──────── DATA PROVIDED

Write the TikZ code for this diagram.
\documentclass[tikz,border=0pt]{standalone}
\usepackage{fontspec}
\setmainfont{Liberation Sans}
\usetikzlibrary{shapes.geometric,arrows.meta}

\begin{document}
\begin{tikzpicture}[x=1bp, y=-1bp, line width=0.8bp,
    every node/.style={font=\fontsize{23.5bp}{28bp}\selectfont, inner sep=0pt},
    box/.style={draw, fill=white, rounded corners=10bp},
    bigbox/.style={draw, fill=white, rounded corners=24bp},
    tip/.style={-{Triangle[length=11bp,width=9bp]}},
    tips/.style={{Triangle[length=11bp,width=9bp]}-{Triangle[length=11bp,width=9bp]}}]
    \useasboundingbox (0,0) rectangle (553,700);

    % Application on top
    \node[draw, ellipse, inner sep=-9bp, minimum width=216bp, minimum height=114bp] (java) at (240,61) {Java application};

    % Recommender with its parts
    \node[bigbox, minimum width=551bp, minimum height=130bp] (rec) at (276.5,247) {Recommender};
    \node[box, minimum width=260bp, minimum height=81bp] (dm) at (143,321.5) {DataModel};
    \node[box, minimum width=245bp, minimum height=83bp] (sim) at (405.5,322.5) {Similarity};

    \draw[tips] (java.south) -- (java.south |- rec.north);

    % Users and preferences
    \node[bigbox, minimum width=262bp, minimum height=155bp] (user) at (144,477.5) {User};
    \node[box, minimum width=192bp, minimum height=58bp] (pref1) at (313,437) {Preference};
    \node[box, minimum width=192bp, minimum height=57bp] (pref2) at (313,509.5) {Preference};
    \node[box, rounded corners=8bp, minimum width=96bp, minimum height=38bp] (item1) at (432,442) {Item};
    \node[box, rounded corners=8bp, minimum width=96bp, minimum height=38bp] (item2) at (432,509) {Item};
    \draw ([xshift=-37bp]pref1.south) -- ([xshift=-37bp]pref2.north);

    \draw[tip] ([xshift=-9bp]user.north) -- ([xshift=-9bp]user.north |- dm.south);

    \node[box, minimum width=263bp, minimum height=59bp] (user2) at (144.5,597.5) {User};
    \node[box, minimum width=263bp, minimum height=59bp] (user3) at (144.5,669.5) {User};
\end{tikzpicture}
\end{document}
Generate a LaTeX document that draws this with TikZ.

────────────────
──────── DATA PROVIDED

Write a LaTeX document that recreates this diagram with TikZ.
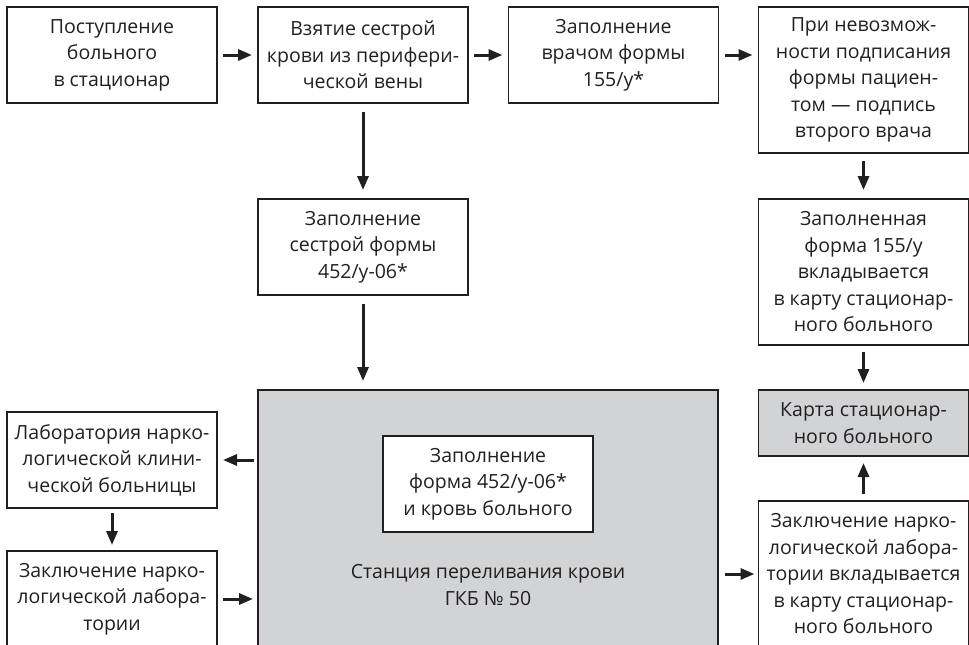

────────────────

» GOAL: Check each line above for the word "this" and say how many have it, with nothing else.

» FULL SOLUTION: 3